EXERCISE AIM: Leave out the pictures and retype only the lines from the opening line to the line that holds "YAxis, ReferenceLine, Legend", both ends included.

SOURCE DATA:
** BEGIN **
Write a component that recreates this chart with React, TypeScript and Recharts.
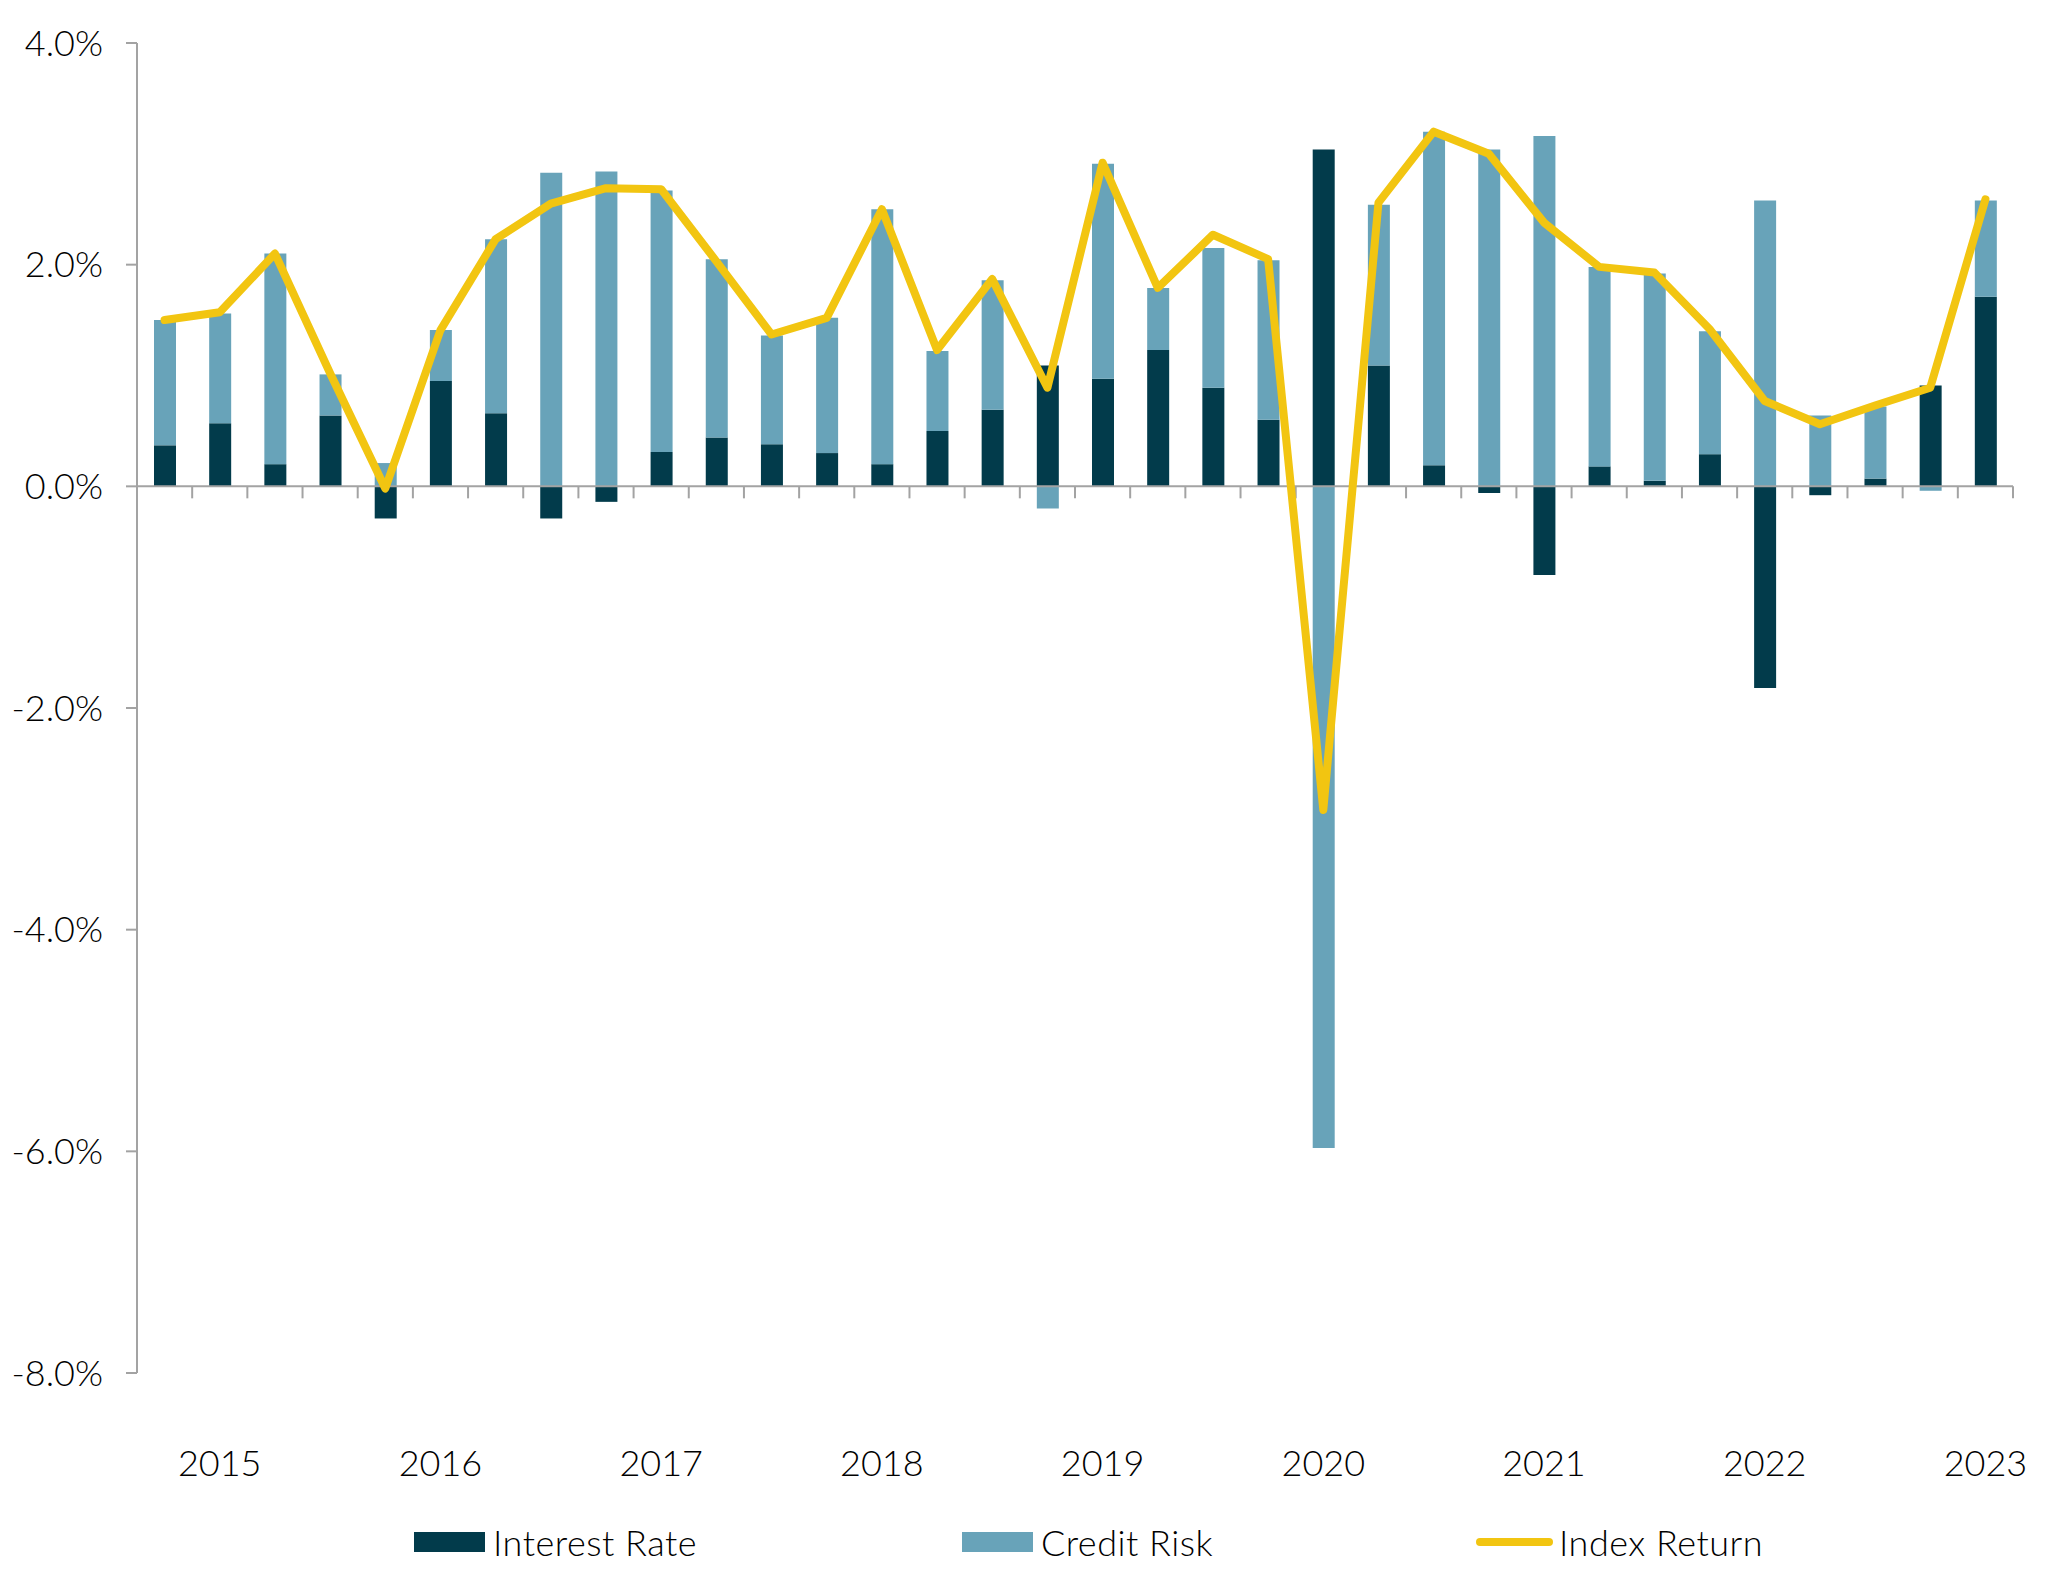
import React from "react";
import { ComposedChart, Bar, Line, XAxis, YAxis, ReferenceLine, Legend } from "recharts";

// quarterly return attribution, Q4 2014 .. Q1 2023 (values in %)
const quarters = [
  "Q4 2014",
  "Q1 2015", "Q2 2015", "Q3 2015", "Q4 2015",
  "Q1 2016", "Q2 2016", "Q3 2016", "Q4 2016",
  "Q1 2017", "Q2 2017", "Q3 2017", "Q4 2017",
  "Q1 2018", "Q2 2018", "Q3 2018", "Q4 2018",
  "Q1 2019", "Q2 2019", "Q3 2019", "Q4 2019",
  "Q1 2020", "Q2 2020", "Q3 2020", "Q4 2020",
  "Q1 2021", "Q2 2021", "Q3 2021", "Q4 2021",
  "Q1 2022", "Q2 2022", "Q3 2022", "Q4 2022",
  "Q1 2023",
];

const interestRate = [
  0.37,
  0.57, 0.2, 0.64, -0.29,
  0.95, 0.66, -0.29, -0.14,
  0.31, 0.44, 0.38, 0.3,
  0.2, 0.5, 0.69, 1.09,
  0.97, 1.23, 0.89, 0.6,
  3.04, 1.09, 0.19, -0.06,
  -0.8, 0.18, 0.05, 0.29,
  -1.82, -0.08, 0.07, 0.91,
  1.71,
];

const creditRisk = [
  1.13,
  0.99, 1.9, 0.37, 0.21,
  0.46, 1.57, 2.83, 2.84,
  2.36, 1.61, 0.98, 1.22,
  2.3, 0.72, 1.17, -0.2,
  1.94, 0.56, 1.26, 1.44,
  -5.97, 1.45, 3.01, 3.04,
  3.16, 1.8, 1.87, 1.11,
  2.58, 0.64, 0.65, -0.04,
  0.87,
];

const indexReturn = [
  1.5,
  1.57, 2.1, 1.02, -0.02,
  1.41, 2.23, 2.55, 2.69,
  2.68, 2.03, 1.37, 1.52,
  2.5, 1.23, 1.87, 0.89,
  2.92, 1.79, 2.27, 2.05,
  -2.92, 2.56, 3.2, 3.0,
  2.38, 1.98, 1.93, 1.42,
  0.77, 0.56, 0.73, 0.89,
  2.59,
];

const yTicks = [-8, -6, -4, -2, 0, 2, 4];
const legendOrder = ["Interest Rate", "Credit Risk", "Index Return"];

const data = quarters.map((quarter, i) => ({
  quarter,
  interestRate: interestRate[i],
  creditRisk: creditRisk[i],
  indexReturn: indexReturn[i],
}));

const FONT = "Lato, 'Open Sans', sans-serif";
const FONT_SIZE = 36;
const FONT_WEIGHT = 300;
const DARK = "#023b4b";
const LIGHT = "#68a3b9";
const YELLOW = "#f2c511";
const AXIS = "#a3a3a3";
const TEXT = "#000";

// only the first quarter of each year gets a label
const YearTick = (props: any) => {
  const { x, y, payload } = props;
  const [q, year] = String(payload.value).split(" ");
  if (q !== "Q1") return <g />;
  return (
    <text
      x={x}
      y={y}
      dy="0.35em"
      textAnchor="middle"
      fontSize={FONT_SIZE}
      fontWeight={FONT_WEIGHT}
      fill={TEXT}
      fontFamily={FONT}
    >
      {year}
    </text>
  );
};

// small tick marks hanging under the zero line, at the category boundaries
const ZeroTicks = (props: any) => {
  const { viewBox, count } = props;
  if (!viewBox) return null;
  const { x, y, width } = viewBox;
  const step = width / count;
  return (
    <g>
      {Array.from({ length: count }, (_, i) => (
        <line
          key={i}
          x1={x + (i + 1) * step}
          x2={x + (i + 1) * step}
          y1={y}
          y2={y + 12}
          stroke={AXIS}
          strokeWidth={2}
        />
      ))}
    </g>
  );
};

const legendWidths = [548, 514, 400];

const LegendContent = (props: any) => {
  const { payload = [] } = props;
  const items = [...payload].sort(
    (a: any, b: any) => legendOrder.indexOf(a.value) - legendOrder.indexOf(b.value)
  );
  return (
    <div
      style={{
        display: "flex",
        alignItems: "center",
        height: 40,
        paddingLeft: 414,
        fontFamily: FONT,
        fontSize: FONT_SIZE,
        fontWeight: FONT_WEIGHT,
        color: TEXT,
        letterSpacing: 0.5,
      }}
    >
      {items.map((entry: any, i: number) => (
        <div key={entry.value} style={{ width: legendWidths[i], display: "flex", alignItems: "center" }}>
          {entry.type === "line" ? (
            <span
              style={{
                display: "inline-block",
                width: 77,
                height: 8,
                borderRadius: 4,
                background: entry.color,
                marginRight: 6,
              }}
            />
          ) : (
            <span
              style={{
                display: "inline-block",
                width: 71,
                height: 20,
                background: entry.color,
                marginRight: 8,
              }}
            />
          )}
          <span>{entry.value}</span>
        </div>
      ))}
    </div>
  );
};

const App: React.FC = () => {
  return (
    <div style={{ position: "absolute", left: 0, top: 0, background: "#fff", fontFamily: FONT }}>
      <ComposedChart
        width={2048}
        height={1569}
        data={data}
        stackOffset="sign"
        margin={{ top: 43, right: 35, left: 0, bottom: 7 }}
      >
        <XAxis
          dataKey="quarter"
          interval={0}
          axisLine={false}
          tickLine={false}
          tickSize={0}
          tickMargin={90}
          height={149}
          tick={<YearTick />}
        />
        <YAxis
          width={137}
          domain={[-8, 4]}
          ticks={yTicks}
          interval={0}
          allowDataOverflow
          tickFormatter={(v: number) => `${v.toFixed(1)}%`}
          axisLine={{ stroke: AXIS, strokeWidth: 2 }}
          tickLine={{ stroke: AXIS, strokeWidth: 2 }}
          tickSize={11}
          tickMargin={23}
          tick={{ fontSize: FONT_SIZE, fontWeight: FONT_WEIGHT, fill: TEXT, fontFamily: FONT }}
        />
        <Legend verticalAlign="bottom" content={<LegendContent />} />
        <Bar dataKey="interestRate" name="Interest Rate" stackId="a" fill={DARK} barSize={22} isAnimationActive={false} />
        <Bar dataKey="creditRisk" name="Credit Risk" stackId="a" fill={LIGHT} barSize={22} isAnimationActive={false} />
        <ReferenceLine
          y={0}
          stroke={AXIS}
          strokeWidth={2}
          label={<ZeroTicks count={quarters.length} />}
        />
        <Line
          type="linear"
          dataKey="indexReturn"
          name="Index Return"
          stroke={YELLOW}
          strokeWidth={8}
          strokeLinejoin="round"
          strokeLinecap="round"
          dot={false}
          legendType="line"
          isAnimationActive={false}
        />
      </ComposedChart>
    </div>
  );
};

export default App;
** END **
RESULT:
Write a component that recreates this chart with React, TypeScript and Recharts.
import React from "react";
import { ComposedChart, Bar, Line, XAxis, YAxis, ReferenceLine, Legend } from "recharts";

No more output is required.